The exercise = No pictures go into the copy. Write out exactly the lines below from the one containing "Give me the matplotlib source for this chart." through the one containing "from matplotlib.patches import Rectangle".

Code that draws figures:
[BEGIN]

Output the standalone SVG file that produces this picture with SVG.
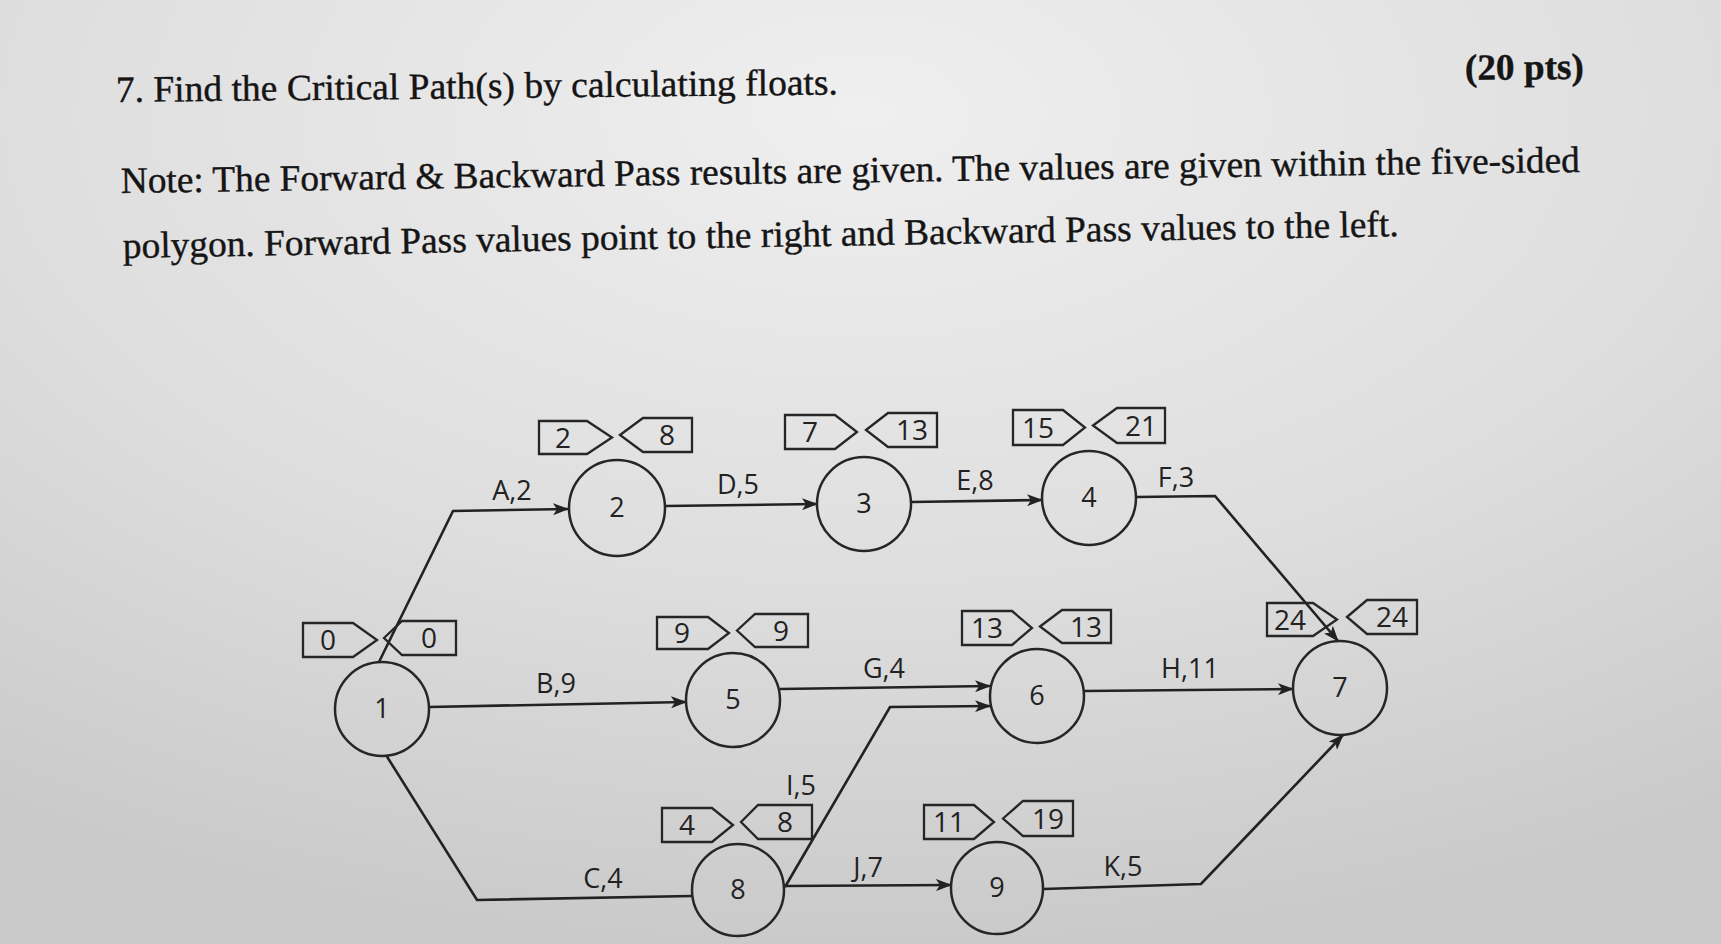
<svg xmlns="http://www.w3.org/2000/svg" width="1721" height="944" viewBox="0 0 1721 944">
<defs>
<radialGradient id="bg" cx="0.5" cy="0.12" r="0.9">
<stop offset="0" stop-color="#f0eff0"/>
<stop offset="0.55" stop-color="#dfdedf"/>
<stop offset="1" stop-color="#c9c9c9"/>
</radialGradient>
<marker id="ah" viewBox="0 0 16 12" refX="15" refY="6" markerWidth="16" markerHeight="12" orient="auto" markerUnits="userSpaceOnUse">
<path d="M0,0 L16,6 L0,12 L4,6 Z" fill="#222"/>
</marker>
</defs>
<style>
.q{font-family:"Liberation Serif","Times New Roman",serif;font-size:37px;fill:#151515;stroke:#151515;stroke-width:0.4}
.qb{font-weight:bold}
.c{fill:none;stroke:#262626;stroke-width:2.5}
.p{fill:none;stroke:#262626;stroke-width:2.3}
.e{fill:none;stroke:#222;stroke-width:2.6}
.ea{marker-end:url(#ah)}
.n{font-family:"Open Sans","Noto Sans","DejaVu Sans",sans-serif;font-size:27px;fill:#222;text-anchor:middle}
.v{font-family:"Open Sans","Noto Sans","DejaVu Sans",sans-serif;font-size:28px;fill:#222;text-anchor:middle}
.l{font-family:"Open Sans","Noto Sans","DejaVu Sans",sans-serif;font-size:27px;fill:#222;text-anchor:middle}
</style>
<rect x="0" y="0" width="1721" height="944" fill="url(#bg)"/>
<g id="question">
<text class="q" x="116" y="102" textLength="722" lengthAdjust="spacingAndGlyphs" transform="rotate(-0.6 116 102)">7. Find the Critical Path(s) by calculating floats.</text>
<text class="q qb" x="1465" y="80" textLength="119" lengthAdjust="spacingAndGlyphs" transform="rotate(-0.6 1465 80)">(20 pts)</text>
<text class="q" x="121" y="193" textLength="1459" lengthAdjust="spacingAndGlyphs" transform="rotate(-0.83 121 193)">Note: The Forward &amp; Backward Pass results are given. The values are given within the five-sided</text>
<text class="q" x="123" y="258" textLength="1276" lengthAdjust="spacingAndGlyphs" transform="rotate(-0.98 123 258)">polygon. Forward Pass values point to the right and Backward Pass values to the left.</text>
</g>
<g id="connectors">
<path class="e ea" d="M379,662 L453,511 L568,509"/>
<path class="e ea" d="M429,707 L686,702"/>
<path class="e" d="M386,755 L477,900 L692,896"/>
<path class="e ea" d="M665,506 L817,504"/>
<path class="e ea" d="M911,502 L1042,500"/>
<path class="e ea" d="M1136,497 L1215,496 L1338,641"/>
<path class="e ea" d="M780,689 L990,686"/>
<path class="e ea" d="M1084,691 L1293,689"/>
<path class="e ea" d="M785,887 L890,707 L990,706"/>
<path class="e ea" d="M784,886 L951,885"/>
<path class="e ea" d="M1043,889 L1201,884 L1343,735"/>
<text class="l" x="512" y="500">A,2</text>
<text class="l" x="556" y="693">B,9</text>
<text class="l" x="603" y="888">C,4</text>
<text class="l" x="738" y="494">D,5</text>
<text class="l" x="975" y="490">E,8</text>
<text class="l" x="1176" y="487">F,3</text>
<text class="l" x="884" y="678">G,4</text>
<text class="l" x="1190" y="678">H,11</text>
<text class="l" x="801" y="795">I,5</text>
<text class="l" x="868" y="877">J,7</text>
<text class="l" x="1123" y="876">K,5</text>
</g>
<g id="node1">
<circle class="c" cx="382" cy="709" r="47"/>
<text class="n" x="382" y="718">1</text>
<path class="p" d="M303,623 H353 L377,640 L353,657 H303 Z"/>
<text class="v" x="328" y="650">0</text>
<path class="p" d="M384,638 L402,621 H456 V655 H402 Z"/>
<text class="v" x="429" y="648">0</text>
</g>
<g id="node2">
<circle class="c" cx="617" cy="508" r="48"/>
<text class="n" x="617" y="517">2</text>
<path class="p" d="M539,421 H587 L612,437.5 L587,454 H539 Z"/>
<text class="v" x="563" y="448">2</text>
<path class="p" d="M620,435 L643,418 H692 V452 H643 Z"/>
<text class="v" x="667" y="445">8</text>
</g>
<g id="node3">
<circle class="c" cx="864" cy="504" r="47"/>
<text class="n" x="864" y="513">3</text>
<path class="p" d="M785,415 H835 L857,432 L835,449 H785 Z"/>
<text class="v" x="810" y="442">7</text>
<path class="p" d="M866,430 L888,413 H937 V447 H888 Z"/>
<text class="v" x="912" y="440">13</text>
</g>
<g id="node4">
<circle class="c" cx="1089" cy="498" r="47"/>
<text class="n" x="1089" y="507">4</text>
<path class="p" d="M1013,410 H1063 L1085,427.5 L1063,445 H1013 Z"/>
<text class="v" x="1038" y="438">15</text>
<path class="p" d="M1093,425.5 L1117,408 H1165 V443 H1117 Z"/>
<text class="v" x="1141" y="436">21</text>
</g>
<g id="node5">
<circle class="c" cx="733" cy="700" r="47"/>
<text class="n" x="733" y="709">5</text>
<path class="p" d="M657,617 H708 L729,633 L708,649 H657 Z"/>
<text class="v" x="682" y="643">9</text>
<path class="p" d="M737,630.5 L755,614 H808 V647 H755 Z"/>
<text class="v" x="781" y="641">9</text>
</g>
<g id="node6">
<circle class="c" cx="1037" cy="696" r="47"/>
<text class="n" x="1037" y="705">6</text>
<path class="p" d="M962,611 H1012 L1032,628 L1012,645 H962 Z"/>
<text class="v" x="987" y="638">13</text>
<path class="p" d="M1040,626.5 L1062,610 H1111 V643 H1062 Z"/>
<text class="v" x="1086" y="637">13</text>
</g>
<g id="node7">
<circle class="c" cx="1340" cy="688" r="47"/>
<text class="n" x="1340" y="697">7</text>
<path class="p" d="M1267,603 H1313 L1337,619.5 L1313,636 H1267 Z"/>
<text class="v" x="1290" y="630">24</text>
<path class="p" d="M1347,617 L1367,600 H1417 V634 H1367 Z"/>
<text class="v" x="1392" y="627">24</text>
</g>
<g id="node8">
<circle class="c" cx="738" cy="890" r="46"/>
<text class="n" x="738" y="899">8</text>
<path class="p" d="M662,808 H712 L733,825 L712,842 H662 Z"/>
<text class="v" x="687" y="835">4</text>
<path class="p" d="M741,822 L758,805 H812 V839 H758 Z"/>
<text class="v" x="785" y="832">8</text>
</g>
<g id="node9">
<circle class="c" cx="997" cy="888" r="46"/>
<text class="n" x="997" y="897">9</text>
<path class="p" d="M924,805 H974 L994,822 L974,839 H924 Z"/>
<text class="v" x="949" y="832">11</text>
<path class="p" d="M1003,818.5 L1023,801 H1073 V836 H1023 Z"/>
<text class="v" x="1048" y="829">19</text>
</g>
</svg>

[END]
[BEGIN]

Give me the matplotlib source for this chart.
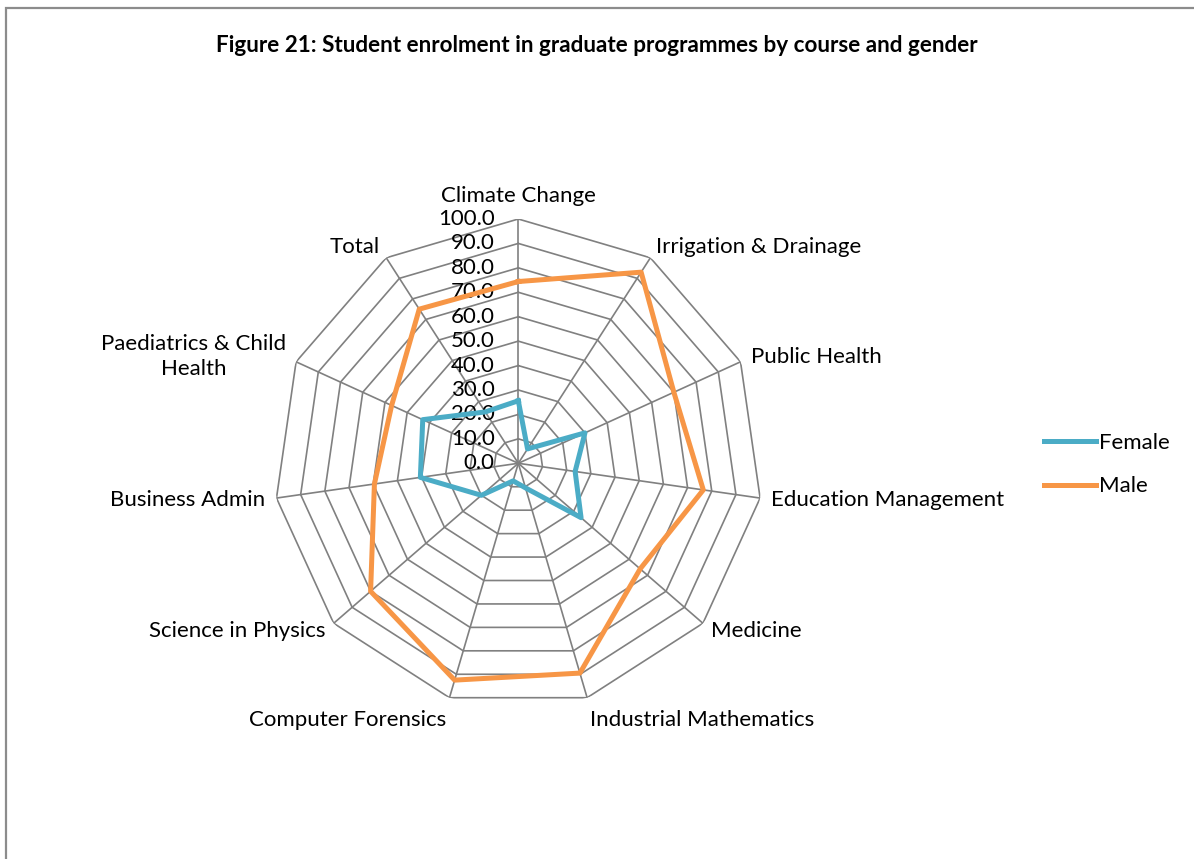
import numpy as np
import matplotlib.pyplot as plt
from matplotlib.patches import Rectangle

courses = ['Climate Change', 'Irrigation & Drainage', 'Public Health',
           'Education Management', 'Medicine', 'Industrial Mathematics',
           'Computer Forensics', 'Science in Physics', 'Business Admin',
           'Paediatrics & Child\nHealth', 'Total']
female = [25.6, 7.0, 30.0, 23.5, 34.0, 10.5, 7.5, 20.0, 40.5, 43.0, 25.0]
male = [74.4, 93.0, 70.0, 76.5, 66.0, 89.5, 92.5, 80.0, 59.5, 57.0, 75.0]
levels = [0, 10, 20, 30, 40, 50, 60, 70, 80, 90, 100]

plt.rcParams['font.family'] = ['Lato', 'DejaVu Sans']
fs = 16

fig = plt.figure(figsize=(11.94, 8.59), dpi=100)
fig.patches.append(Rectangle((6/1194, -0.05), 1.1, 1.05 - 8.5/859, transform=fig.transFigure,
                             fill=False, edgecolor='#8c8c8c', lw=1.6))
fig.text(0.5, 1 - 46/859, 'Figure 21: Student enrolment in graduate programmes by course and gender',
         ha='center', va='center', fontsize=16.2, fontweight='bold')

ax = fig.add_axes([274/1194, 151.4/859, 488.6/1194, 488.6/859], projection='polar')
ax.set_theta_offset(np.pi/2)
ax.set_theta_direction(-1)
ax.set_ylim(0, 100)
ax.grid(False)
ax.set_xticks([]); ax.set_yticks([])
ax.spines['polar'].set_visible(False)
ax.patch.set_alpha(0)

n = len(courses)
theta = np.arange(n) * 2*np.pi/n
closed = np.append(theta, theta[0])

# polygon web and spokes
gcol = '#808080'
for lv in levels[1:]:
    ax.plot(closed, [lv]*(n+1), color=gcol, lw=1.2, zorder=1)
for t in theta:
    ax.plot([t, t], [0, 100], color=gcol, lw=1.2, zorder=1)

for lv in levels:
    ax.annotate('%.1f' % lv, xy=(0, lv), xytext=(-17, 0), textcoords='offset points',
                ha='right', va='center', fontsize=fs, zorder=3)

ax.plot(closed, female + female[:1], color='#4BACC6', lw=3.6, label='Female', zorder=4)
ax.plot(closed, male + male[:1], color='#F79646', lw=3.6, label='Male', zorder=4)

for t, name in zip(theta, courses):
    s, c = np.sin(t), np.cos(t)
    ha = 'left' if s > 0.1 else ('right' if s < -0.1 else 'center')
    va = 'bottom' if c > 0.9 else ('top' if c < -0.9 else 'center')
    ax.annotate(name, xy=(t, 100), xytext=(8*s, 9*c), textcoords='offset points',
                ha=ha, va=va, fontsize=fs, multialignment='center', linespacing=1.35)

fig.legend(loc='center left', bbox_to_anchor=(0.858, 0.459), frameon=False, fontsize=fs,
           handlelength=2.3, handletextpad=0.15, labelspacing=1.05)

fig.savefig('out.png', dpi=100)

[END]

Final answer =
Give me the matplotlib source for this chart.
import numpy as np
import matplotlib.pyplot as plt
from matplotlib.patches import Rectangle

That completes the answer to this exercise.